━━ LISTED ENTRIES
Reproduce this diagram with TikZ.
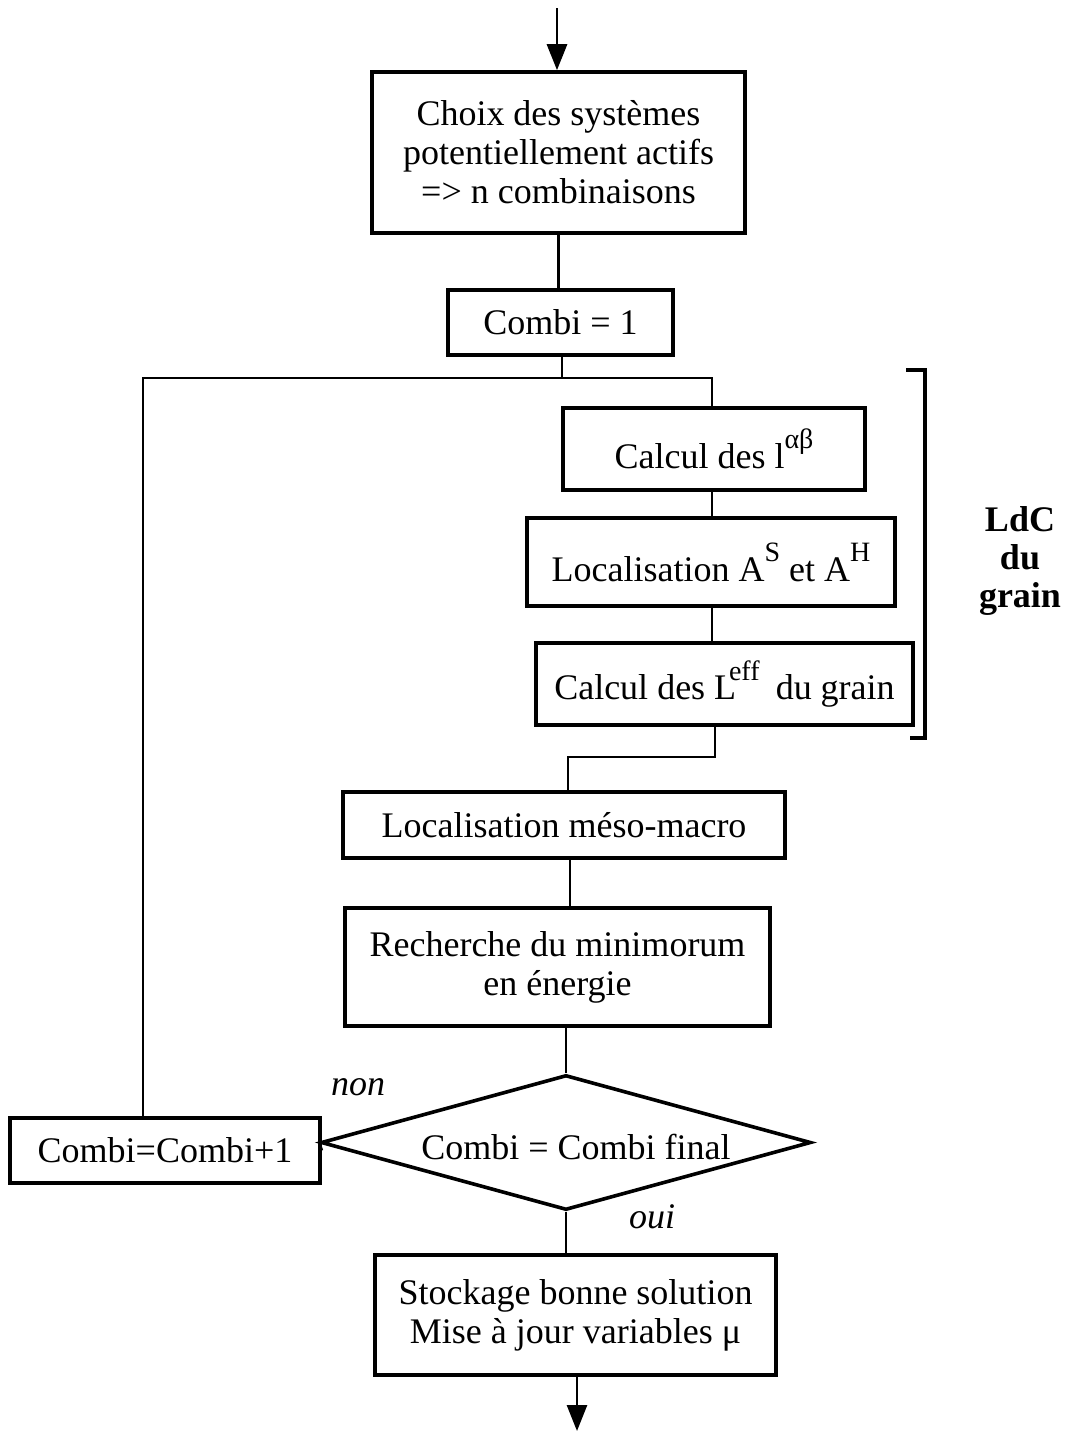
\documentclass[tikz,border=0pt]{standalone}
\usepackage{fontspec}
\setmainfont{Liberation Serif}
\usetikzlibrary{shapes.geometric,arrows.meta}
\newcommand{\supr}[1]{\raisebox{0.55em}{\fontsize{14pt}{14pt}\selectfont #1}}
\begin{document}
\begin{tikzpicture}[x=0.5pt,y=-0.5pt,
  every node/.style={font=\fontsize{18pt}{19.5pt}\selectfont},
  box/.style={draw,line width=1.8pt,inner sep=0pt,align=center},
  conn/.style={line width=1.4pt},
  arr/.style={line width=1.4pt,-{Triangle[length=13pt,width=10pt]}},
  lbl/.style={font=\fontsize{18pt}{19.5pt}\selectfont\itshape}
]
\useasboundingbox (0,0) rectangle (1066,1432);

\node[box,minimum width=186.5pt,minimum height=80.5pt] (choix) at (558.5,152.5)
  {Choix des systèmes\\potentiellement actifs\\=> n combinaisons};
\node[box,minimum width=112.5pt,minimum height=32.5pt] (combi1) at (560.5,322.5) {Combi = 1};
\node[box,minimum width=151pt,minimum height=41pt] (calcl) at (714,449)
  {Calcul des l\supr{αβ}};
\node[box,minimum width=184pt,minimum height=44pt] (loc) at (711,562)
  {Localisation A\supr{S} et A\supr{H}};
\node[box,minimum width=188.5pt,minimum height=41pt] (leff) at (724.5,684)
  {Calcul des L\kern-0.2em\supr{eff}\hspace{0.45em}du grain};
\node[box,minimum width=221pt,minimum height=33pt] (meso) at (564,825)
  {Localisation méso-macro};
\node[box,minimum width=212.5pt,minimum height=59pt] (rech) at (557.5,967)
  {Recherche du minimorum\\en énergie};
\node[draw,line width=1.8pt,shape=diamond,inner sep=0pt,minimum width=245pt,minimum height=67.5pt] (dia) at (566,1142.5) {};
\node (dtext) at (576,1147) {Combi = Combi final};
\node[box,minimum width=155pt,minimum height=32.5pt] (combiplus) at (165,1150.5) {Combi=Combi+1};
\node[box,minimum width=200.5pt,minimum height=60pt] (stock) at (575.5,1315)
  {Stockage bonne solution\\Mise à jour variables μ};

\node[font=\fontsize{18pt}{19pt}\selectfont\bfseries,align=center] (ldc) at (1020,561) {LdC\\du\\grain};
\node[lbl] (non) at (358,1087) {non};
\node[lbl] (oui) at (652,1217) {oui};

\coordinate (in) at (557,8);
\coordinate (out) at (577,1431);
\coordinate (cL) at (143,378);
\coordinate (cR) at (712,378);
\coordinate (j2a) at (715,757);
\coordinate (j2b) at (568,757);
\coordinate (cx) at (570,0);
\coordinate (bt1) at (906,370);
\coordinate (bt2) at (925,370);
\coordinate (bb1) at (910,738);
\coordinate (bb2) at (925,738);

\draw[arr] (in) -- (in |- choix.north);
\draw[conn] (choix.south) -- (choix.south |- combi1.north);
\draw[conn] (combi1.south -| 562,0) -- (562,378);
\draw[conn] (combiplus.north -| cL) -- (cL) -- (cR) -- (cR |- calcl.north);
\draw[conn] (cR |- calcl.south) -- (cR |- loc.north);
\draw[conn] (cR |- loc.south) -- (cR |- leff.north);
\draw[conn] (j2a |- leff.south) -- (j2a) -- (j2b) -- (j2b |- meso.north);
\draw[conn] (cx |- meso.south) -- (cx |- rech.north);
\draw[conn] (rech.south -| dia.north) -- (dia.north);
\draw[conn] (dia.south) -- (dia.south |- stock.north);
\draw[conn] (dia.west) -- (combiplus.east);
\draw[arr] (out |- stock.south) -- (out);
\draw[line width=2pt] (bt1) -- (bt2) -- (bb2) -- (bb1);
\end{tikzpicture}
\end{document}
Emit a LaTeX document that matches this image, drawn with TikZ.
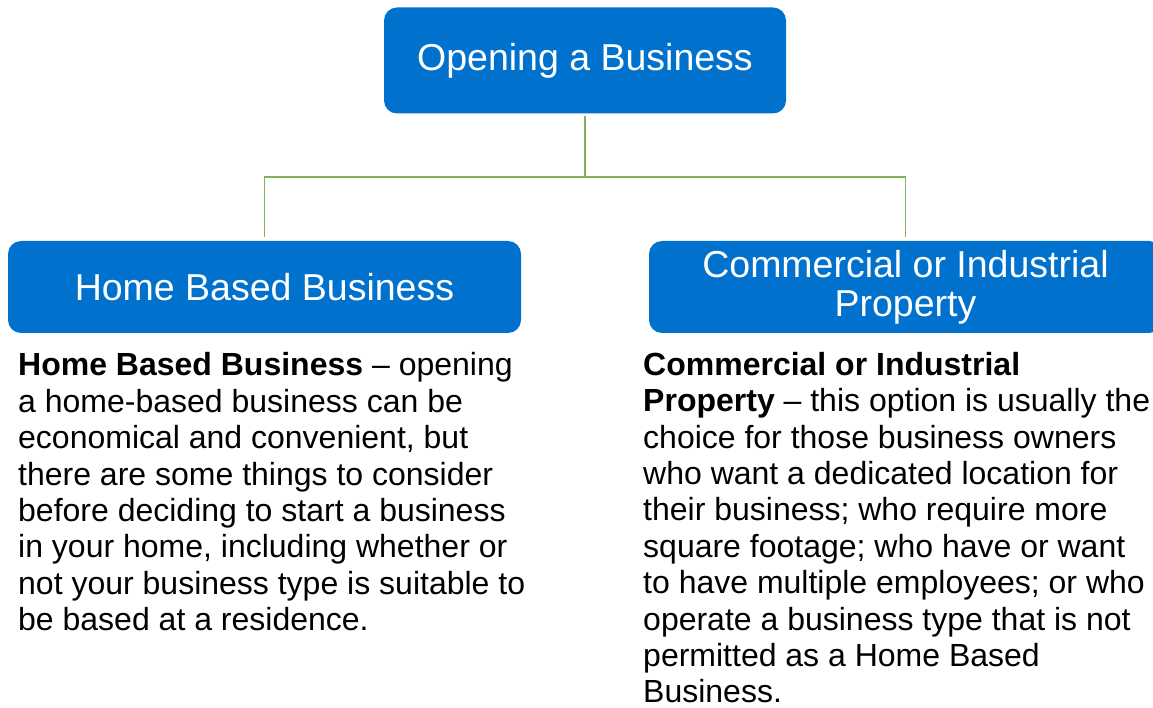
\documentclass[tikz,border=0pt]{standalone}
\usepackage{fontspec}
\setmainfont{Liberation Sans}
\definecolor{boxblue}{RGB}{0,114,206}
\definecolor{conngreen}{RGB}{128,180,92}
\begin{document}
\begin{tikzpicture}[x=1pt,y=-1pt,
  hdr/.style={fill=boxblue, draw=none, rounded corners=13pt, text=white,
    inner sep=0pt, align=center, font=\fontsize{37.5}{39}\selectfont},
  conn/.style={draw=conngreen, line width=1.6pt},
  body/.style={anchor=north west, inner sep=0pt, align=left, text=black,
    font=\fontsize{32}{36.4}\selectfont}]
\useasboundingbox (0,0) rectangle (1153,708);
\clip (0,0) rectangle (1153,708);
\node[hdr, minimum width=402pt, minimum height=106pt] (top) at (585,60.5) {Opening a Business};
\node[hdr, minimum width=513pt, minimum height=92pt] (left) at (264.5,287) {Home Based Business};
\node[hdr, minimum width=513pt, minimum height=92pt] (right) at (905.5,287) {Commercial or Industrial\\Property};
\coordinate (jn) at (585,177);
\draw[conn, shorten <=2pt] (top.south) -- (jn);
\draw[conn, shorten >=4pt] (jn) -| (left.north);
\draw[conn, shorten >=4pt] (jn) -| (right.north);
\node[body] (ltext) at (18,352.5) {\textbf{Home Based Business} -- opening\\
a home-based business can be\\
economical and convenient, but\\
there are some things to consider\\
before deciding to start a business\\
in your home, including whether or\\
not your business type is suitable to\\
be based at a residence.};
\node[body] (rtext) at (643,352) {\textbf{Commercial or Industrial}\\
\textbf{Property} -- this option is usually the\\
choice for those business owners\\
who want a dedicated location for\\
their business; who require more\\
square footage; who have or want\\
to have multiple employees; or who\\
operate a business type that is not\\
permitted as a Home Based\\
Business.};
\end{tikzpicture}
\end{document}
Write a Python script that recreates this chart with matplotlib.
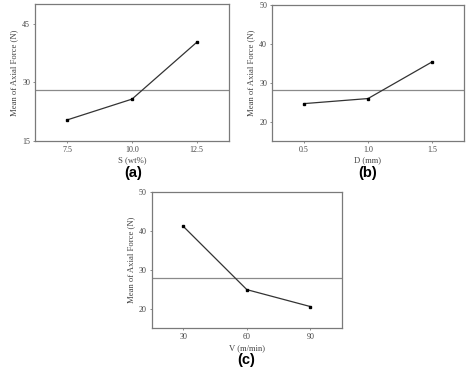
━━━━
• _WHAT IS REQUIRED_
Print the complete listing exactly, apart from any pictures.

• _OUTPUT OF THE TASK_
Reproduce this diagram with TikZ.
\documentclass[tikz,border=0pt]{standalone}
\usepackage{fontspec}
\setmainfont{Liberation Serif}
\usetikzlibrary{shapes.geometric,arrows.meta}
\newcommand{\supr}[1]{\raisebox{0.55em}{\fontsize{14pt}{14pt}\selectfont #1}}
\begin{document}
\begin{tikzpicture}[x=0.5pt,y=-0.5pt,
  every node/.style={font=\fontsize{18pt}{19.5pt}\selectfont},
  box/.style={draw,line width=1.8pt,inner sep=0pt,align=center},
  conn/.style={line width=1.4pt},
  arr/.style={line width=1.4pt,-{Triangle[length=13pt,width=10pt]}},
  lbl/.style={font=\fontsize{18pt}{19.5pt}\selectfont\itshape}
]
\useasboundingbox (0,0) rectangle (1066,1432);

\node[box,minimum width=186.5pt,minimum height=80.5pt] (choix) at (558.5,152.5)
  {Choix des systèmes\\potentiellement actifs\\=> n combinaisons};
\node[box,minimum width=112.5pt,minimum height=32.5pt] (combi1) at (560.5,322.5) {Combi = 1};
\node[box,minimum width=151pt,minimum height=41pt] (calcl) at (714,449)
  {Calcul des l\supr{αβ}};
\node[box,minimum width=184pt,minimum height=44pt] (loc) at (711,562)
  {Localisation A\supr{S} et A\supr{H}};
\node[box,minimum width=188.5pt,minimum height=41pt] (leff) at (724.5,684)
  {Calcul des L\kern-0.2em\supr{eff}\hspace{0.45em}du grain};
\node[box,minimum width=221pt,minimum height=33pt] (meso) at (564,825)
  {Localisation méso-macro};
\node[box,minimum width=212.5pt,minimum height=59pt] (rech) at (557.5,967)
  {Recherche du minimorum\\en énergie};
\node[draw,line width=1.8pt,shape=diamond,inner sep=0pt,minimum width=245pt,minimum height=67.5pt] (dia) at (566,1142.5) {};
\node (dtext) at (576,1147) {Combi = Combi final};
\node[box,minimum width=155pt,minimum height=32.5pt] (combiplus) at (165,1150.5) {Combi=Combi+1};
\node[box,minimum width=200.5pt,minimum height=60pt] (stock) at (575.5,1315)
  {Stockage bonne solution\\Mise à jour variables μ};

\node[font=\fontsize{18pt}{19pt}\selectfont\bfseries,align=center] (ldc) at (1020,561) {LdC\\du\\grain};
\node[lbl] (non) at (358,1087) {non};
\node[lbl] (oui) at (652,1217) {oui};

\coordinate (in) at (557,8);
\coordinate (out) at (577,1431);
\coordinate (cL) at (143,378);
\coordinate (cR) at (712,378);
\coordinate (j2a) at (715,757);
\coordinate (j2b) at (568,757);
\coordinate (cx) at (570,0);
\coordinate (bt1) at (906,370);
\coordinate (bt2) at (925,370);
\coordinate (bb1) at (910,738);
\coordinate (bb2) at (925,738);

\draw[arr] (in) -- (in |- choix.north);
\draw[conn] (choix.south) -- (choix.south |- combi1.north);
\draw[conn] (combi1.south -| 562,0) -- (562,378);
\draw[conn] (combiplus.north -| cL) -- (cL) -- (cR) -- (cR |- calcl.north);
\draw[conn] (cR |- calcl.south) -- (cR |- loc.north);
\draw[conn] (cR |- loc.south) -- (cR |- leff.north);
\draw[conn] (j2a |- leff.south) -- (j2a) -- (j2b) -- (j2b |- meso.north);
\draw[conn] (cx |- meso.south) -- (cx |- rech.north);
\draw[conn] (rech.south -| dia.north) -- (dia.north);
\draw[conn] (dia.south) -- (dia.south |- stock.north);
\draw[conn] (dia.west) -- (combiplus.east);
\draw[arr] (out |- stock.south) -- (out);
\draw[line width=2pt] (bt1) -- (bt2) -- (bb2) -- (bb1);
\end{tikzpicture}
\end{document}
Emit a LaTeX document that matches this image, drawn with TikZ.
\documentclass[tikz,border=0pt]{standalone}
\usepackage{fontspec}
\setmainfont{Liberation Sans}
\definecolor{boxblue}{RGB}{0,114,206}
\definecolor{conngreen}{RGB}{128,180,92}
\begin{document}
\begin{tikzpicture}[x=1pt,y=-1pt,
  hdr/.style={fill=boxblue, draw=none, rounded corners=13pt, text=white,
    inner sep=0pt, align=center, font=\fontsize{37.5}{39}\selectfont},
  conn/.style={draw=conngreen, line width=1.6pt},
  body/.style={anchor=north west, inner sep=0pt, align=left, text=black,
    font=\fontsize{32}{36.4}\selectfont}]
\useasboundingbox (0,0) rectangle (1153,708);
\clip (0,0) rectangle (1153,708);
\node[hdr, minimum width=402pt, minimum height=106pt] (top) at (585,60.5) {Opening a Business};
\node[hdr, minimum width=513pt, minimum height=92pt] (left) at (264.5,287) {Home Based Business};
\node[hdr, minimum width=513pt, minimum height=92pt] (right) at (905.5,287) {Commercial or Industrial\\Property};
\coordinate (jn) at (585,177);
\draw[conn, shorten <=2pt] (top.south) -- (jn);
\draw[conn, shorten >=4pt] (jn) -| (left.north);
\draw[conn, shorten >=4pt] (jn) -| (right.north);
\node[body] (ltext) at (18,352.5) {\textbf{Home Based Business} -- opening\\
a home-based business can be\\
economical and convenient, but\\
there are some things to consider\\
before deciding to start a business\\
in your home, including whether or\\
not your business type is suitable to\\
be based at a residence.};
\node[body] (rtext) at (643,352) {\textbf{Commercial or Industrial}\\
\textbf{Property} -- this option is usually the\\
choice for those business owners\\
who want a dedicated location for\\
their business; who require more\\
square footage; who have or want\\
to have multiple employees; or who\\
operate a business type that is not\\
permitted as a Home Based\\
Business.};
\end{tikzpicture}
\end{document}
Write a Python script that recreates this chart with matplotlib.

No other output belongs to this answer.